AR and AI continue to converge. This includes everything from “generative AR” in creative workflows to AI’s user-facing role in smart glasses, such as Ray-Ban Metas. The latter involves multimodal AI to “see” one’s surroundings and return audible intelligence.
Google is working on something similar with visual search. The idea is that the smartphone camera – or smart glasses eventually – can contextualize the world around you. This happens through a combination of computer vision and object recognition, which is in turn powered by AI.
Google is in prime position to do this as the world’s search engine for the past 25 years. Through that, it’s built a knowledge graph that’s essentially the best AI training set you could ask for. For example, Google Images provides the training data that lets Google Lens recognize objects.
Similarly, Street View provides the training data for object recognition and device localization in Google’s AR navigation efforts. The device can see and understand where it is before AR can do its thing, such as tell you information about storefronts or display 3D wayfinding arrows.
AI Arms Race
With that backdrop, Google’s continued convergence of AR and AI took a step forward recently with AI Mode. For those unfamiliar, this brings Google into the realm of AI assistants like ChatGPT, including natural language and query strings that remember and build on previous questions.
This has several implications for Google’s evolution as a company and how it has to disrupt itself to stay competitive in the AI arms race. But saving that broader story for another day, we’ll focus here on AI mode’s latest update – its integration with images and visual content.
Specifically, Google is combining AI Mode with multimodal search – it’s longstanding play around searching across media formats like text, images, and video. Specifically, you can launch a search using an image, then use text to refine the search and zero in on what you want.
For example, using Google Lens you can capture an image of a jacket that you see someone wearing on the street. You can then launch a product search and type to refine (think: “the same jacket in red”). It’s all about increasing the surface area of search to as many inputs as possible.
Now, bringing AI Mode into the mix, you can do the same thing but with all of the natural language enhancements and multi-part questions that the feature is known for.
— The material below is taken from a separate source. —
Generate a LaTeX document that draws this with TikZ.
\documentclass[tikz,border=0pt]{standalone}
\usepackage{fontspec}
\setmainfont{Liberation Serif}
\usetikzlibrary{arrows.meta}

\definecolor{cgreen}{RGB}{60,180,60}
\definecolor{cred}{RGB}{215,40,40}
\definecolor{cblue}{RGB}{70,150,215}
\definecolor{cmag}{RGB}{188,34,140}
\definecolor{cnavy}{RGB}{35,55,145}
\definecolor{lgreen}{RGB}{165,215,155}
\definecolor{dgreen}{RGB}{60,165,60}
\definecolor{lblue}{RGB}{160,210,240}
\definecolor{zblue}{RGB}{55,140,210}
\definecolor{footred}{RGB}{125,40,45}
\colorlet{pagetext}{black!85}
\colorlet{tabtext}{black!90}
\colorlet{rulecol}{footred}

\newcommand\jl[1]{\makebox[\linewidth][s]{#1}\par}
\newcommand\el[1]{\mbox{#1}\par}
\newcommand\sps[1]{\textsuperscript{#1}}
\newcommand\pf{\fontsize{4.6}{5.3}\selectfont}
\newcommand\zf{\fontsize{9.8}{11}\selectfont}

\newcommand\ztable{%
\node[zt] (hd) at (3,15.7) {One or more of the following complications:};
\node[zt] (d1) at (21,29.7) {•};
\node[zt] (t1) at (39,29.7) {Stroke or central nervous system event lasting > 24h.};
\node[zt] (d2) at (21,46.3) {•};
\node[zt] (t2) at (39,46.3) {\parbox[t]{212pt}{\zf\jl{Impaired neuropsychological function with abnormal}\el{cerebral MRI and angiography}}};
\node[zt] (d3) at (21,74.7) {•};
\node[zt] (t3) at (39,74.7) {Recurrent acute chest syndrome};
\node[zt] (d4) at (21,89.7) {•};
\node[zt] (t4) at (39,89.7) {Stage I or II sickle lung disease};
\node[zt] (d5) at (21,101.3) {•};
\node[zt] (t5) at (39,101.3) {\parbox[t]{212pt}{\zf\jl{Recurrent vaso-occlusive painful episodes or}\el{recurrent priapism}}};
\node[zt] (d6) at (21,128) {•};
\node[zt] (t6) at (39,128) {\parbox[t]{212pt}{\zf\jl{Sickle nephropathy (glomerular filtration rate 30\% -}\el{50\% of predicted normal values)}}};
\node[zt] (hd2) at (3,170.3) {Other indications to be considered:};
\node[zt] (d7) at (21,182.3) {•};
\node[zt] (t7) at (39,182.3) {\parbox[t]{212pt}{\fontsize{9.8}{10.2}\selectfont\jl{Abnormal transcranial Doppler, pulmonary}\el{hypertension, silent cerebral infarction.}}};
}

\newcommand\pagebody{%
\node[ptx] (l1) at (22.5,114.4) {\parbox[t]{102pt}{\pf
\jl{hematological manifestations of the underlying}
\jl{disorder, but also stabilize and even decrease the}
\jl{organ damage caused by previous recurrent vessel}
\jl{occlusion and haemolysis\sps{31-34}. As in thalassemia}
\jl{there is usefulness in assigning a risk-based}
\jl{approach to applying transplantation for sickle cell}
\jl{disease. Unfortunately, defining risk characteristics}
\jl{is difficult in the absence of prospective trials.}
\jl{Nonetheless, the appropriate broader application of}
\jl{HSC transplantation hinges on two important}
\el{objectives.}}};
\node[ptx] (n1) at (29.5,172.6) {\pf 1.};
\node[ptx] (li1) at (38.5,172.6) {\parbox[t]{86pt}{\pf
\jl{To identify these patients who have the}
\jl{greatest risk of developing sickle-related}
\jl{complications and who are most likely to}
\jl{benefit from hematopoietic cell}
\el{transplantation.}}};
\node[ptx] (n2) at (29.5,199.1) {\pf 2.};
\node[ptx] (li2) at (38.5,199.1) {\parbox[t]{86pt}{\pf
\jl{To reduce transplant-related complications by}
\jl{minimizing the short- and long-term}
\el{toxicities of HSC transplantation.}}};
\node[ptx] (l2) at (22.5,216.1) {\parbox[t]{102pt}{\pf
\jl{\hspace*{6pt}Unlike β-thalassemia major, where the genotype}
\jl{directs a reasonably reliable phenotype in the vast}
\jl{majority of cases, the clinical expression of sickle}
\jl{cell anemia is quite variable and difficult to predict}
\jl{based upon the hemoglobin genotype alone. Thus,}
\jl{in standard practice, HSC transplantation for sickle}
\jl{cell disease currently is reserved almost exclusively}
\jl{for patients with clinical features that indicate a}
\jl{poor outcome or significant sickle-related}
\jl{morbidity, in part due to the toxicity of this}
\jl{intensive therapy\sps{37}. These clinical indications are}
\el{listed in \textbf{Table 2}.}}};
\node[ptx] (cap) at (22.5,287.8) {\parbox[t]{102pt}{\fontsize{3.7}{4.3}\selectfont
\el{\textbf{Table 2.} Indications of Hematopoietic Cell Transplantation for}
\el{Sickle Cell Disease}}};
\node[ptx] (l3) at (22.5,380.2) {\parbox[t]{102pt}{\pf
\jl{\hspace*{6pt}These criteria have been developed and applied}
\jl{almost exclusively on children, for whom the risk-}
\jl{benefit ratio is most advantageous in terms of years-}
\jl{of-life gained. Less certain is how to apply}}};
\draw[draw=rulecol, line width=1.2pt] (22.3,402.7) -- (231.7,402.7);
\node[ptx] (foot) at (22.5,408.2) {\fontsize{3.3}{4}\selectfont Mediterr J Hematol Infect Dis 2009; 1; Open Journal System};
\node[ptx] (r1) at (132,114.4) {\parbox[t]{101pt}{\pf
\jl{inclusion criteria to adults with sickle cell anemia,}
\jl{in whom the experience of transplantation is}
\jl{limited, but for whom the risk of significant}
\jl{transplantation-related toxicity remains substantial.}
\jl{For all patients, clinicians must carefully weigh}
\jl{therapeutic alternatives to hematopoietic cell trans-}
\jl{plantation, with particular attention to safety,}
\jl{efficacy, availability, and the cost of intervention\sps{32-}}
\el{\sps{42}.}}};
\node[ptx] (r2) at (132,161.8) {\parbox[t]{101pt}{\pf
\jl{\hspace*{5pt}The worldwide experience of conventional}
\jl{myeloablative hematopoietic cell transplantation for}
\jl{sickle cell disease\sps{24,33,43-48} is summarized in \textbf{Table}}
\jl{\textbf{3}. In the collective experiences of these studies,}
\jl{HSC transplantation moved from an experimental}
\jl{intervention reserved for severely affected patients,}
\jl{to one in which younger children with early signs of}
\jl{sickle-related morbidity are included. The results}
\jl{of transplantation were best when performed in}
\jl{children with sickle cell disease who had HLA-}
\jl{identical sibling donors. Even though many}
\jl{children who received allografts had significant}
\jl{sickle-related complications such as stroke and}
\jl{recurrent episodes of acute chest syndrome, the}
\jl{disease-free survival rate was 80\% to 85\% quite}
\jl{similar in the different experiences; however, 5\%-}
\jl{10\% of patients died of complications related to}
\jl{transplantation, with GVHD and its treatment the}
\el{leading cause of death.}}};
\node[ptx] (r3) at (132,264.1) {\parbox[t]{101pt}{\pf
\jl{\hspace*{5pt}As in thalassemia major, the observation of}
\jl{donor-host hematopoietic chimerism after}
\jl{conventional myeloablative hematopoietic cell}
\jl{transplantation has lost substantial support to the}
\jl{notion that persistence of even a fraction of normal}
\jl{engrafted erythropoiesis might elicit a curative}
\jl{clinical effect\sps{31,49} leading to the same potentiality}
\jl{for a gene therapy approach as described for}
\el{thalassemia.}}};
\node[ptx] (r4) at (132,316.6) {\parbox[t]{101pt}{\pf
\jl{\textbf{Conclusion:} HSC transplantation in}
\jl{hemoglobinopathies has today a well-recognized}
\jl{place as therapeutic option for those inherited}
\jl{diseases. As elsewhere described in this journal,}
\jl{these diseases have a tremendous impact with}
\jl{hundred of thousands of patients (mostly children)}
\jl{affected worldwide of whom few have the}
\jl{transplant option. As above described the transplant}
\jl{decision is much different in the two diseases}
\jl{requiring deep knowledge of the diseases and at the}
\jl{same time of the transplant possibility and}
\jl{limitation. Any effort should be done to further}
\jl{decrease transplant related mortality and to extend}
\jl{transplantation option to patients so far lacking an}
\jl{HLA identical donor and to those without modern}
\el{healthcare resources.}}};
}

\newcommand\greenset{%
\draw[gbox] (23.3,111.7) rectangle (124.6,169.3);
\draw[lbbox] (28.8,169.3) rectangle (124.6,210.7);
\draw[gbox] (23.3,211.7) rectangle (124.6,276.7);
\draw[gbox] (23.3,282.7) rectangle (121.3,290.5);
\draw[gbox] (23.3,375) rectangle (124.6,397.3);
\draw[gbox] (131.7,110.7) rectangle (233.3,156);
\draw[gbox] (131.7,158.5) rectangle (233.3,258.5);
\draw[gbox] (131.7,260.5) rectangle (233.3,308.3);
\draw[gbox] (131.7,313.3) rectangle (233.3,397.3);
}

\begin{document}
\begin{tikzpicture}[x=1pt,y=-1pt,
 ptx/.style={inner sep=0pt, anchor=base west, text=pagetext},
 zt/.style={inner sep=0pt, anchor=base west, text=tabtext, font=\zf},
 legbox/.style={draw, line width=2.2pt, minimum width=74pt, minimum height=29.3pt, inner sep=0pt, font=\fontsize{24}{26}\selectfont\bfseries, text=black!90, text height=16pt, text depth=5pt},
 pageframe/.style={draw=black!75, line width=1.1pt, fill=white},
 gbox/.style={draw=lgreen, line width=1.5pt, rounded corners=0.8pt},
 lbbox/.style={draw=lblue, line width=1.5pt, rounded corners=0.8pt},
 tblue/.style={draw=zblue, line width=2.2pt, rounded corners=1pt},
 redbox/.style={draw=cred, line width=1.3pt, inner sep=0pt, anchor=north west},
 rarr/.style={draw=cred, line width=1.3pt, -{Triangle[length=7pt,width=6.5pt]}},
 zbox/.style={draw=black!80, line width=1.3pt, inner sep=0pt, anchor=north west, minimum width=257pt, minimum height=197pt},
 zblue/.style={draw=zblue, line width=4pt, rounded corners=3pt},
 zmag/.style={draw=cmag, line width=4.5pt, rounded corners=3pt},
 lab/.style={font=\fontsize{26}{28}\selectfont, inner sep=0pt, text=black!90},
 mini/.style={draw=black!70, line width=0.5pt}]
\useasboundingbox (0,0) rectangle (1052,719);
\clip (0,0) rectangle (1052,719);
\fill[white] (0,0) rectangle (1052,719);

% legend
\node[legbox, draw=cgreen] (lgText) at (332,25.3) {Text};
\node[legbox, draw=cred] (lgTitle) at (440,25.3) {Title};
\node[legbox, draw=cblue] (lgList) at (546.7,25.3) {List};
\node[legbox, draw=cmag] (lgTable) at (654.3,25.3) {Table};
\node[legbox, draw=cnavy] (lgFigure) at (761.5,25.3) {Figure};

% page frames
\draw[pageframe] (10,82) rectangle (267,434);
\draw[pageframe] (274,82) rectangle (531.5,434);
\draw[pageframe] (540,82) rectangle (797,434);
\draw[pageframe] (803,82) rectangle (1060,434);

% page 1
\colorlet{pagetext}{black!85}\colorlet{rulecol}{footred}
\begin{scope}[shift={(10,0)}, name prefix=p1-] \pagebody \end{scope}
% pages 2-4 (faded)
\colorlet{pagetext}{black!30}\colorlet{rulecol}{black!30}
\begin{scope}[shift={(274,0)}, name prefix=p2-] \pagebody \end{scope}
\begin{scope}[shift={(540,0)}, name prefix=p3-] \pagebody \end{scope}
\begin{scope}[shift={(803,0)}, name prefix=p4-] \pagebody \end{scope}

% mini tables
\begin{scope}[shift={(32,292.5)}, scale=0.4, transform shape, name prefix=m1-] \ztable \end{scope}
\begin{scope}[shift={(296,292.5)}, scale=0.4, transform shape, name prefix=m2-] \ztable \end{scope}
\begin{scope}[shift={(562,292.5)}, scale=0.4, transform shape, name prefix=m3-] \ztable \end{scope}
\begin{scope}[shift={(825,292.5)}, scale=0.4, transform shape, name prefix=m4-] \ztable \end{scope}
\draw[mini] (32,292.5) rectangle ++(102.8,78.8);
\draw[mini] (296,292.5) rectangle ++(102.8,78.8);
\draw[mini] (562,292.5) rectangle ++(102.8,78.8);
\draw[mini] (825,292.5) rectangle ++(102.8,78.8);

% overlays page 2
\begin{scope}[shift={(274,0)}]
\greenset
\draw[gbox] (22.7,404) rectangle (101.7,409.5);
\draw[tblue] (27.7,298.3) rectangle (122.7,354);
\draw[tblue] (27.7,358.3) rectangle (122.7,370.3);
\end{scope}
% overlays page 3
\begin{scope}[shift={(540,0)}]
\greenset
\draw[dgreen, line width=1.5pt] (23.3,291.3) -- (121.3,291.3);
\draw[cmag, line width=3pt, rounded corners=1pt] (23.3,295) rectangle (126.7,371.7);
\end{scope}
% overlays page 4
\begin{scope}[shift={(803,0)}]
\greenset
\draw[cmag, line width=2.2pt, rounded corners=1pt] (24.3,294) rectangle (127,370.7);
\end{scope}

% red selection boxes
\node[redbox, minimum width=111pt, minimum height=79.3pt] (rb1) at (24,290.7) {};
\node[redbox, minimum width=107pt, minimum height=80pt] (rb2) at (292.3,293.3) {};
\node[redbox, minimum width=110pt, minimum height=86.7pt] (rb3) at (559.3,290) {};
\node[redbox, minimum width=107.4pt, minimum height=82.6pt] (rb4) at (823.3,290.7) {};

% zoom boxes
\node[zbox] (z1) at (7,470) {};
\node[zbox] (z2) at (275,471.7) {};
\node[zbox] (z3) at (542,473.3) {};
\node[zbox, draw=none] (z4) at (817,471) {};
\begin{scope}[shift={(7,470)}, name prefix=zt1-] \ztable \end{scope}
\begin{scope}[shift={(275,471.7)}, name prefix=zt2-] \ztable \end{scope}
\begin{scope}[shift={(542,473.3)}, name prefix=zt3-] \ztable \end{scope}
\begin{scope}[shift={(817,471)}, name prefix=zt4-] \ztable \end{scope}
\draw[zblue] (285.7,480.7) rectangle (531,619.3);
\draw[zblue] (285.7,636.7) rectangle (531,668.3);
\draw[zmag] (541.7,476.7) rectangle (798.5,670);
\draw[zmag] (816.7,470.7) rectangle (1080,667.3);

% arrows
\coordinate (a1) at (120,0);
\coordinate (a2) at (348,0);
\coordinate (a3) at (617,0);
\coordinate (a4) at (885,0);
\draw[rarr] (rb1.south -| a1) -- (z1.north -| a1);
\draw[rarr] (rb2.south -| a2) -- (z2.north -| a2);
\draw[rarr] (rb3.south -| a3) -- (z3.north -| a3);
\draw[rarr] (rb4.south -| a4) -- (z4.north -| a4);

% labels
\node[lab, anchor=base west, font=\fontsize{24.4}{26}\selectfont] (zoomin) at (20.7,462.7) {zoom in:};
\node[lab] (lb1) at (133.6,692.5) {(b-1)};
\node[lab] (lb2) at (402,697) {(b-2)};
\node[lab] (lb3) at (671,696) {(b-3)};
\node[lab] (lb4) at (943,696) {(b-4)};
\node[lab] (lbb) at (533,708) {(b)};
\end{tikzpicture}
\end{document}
So with the same jacket example, you can continue asking questions until you zero in on the right item.
Force Multiplier
Going under the hood, Google accomplishes this using a technique called “query fan-out.” This relies on object recognition that Google has developed through years of knowledge graph training and image search. This lets it understand images and their elements holistically and contextually.
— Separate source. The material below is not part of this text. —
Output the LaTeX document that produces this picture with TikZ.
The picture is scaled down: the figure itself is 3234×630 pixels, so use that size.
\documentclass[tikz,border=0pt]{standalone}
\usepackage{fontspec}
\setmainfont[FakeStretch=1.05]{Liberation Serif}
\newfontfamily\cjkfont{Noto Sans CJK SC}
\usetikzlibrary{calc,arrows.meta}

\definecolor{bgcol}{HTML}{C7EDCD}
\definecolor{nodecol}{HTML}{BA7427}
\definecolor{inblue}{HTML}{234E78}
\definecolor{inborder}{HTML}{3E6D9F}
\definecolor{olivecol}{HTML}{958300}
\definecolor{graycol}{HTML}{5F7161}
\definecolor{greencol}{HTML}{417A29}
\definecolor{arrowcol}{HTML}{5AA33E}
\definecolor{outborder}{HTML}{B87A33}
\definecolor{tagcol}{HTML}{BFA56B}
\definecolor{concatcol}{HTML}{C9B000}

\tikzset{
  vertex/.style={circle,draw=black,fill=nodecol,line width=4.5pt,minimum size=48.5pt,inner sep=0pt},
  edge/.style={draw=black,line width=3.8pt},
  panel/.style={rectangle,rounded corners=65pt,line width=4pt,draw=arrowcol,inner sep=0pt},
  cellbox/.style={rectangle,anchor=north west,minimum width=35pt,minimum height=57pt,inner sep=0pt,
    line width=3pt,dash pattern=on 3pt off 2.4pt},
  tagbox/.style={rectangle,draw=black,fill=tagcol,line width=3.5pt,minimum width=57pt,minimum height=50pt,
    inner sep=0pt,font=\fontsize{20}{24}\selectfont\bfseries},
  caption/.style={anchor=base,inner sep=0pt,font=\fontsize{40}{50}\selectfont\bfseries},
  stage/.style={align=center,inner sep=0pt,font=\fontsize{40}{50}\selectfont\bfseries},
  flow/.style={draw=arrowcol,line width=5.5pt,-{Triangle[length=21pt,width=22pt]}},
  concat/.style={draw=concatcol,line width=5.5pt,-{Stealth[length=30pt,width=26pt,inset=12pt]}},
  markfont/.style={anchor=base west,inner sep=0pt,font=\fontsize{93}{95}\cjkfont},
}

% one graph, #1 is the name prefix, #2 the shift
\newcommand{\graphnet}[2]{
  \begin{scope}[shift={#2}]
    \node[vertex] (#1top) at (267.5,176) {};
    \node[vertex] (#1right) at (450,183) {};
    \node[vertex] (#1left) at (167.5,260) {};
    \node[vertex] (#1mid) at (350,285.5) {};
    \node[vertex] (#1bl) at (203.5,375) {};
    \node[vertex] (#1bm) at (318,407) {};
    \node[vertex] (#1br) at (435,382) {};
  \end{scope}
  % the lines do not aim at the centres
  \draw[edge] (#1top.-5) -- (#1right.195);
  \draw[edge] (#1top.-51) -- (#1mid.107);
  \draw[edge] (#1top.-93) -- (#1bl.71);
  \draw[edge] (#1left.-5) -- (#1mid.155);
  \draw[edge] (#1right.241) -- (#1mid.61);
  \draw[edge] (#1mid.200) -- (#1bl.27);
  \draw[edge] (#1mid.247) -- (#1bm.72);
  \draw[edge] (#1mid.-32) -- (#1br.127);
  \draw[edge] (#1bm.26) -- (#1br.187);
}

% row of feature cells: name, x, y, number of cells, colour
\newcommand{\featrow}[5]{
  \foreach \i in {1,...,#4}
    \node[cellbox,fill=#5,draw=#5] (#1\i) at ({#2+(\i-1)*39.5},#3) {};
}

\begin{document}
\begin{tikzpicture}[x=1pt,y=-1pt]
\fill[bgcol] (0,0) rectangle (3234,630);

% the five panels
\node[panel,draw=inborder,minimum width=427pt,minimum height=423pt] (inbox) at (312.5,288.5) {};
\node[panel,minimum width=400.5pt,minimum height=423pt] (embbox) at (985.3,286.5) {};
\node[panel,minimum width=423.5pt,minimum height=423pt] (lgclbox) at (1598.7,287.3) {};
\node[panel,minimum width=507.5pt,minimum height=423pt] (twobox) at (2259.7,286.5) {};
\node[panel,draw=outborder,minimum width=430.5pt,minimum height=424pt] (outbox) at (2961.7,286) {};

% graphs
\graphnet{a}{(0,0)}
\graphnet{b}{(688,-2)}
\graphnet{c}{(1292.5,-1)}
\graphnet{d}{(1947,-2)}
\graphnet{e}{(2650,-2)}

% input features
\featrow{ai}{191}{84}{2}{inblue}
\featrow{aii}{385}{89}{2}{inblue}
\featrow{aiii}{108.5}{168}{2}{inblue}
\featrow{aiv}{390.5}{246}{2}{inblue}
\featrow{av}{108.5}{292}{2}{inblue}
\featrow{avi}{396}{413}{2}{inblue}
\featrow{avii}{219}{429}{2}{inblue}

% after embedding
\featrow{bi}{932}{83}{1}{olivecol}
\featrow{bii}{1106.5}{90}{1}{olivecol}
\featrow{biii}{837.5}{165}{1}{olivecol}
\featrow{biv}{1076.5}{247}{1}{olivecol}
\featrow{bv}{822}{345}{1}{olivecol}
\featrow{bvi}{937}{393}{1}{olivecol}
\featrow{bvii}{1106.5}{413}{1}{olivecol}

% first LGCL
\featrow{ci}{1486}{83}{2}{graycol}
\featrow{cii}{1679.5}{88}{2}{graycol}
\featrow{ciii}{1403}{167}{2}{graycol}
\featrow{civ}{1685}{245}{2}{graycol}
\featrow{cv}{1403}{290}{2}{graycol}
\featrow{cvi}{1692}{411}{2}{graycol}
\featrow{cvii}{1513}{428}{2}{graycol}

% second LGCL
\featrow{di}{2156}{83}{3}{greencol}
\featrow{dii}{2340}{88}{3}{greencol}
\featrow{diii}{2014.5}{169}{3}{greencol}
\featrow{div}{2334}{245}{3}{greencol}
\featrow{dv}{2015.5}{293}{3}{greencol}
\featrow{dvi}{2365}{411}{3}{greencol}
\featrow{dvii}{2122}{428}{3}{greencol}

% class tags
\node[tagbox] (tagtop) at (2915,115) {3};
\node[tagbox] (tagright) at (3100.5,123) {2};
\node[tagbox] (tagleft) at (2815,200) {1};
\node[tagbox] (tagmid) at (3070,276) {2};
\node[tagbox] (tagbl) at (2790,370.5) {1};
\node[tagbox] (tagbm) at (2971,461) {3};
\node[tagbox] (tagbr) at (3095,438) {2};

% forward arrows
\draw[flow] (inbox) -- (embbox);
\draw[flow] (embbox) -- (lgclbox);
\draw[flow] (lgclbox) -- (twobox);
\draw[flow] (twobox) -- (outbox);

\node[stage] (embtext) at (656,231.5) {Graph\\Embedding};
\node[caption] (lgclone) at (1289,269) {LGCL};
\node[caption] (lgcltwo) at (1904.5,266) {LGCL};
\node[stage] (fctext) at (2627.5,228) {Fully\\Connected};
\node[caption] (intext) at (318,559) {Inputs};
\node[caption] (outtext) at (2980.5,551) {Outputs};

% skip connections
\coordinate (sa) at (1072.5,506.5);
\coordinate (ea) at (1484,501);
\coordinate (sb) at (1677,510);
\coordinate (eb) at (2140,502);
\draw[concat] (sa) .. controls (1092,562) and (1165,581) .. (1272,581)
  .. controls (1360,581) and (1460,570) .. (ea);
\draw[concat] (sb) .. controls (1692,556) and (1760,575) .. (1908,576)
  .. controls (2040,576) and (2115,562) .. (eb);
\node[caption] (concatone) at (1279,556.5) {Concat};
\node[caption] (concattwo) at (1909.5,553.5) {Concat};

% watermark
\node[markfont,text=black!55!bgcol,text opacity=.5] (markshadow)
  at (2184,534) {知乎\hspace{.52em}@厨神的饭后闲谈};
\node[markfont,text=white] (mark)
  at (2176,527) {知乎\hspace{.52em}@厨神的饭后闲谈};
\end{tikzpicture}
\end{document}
Google provides the example of a bookshelf. Using Google Lens, you can capture an image of a row of books then ask, “If I enjoyed these, what are some similar books that are highly rated?” You could then follow up to say, “I’m looking for a quick read… what book should I buy next?”
The non-AI-Mode comparison is what you’ve likely done historically – start over with new searches after each one. This method was sometimes successful in zeroing in on a given need. But AI Mode makes it more cohesive and progressive, remembering past questions as it goes.
As all the examples above suggest – books, jackets, etc.,– user intent for visually-driven AI Mode will be commercial in nature. Outcomes include e-commerce or nearby/IRL impulse shopping. That boosts monetization potential for all the above… and thus Google’s motivations.
Coming full circle, AI mode is a big deal for Google. And visual/multimodal search is likewise a key endeavor, with strong ties to AR. Put them together, and it’s one of the places that AI will be a force multiplier for AR. And based on AI’s pace of advancement, it will be a moving target.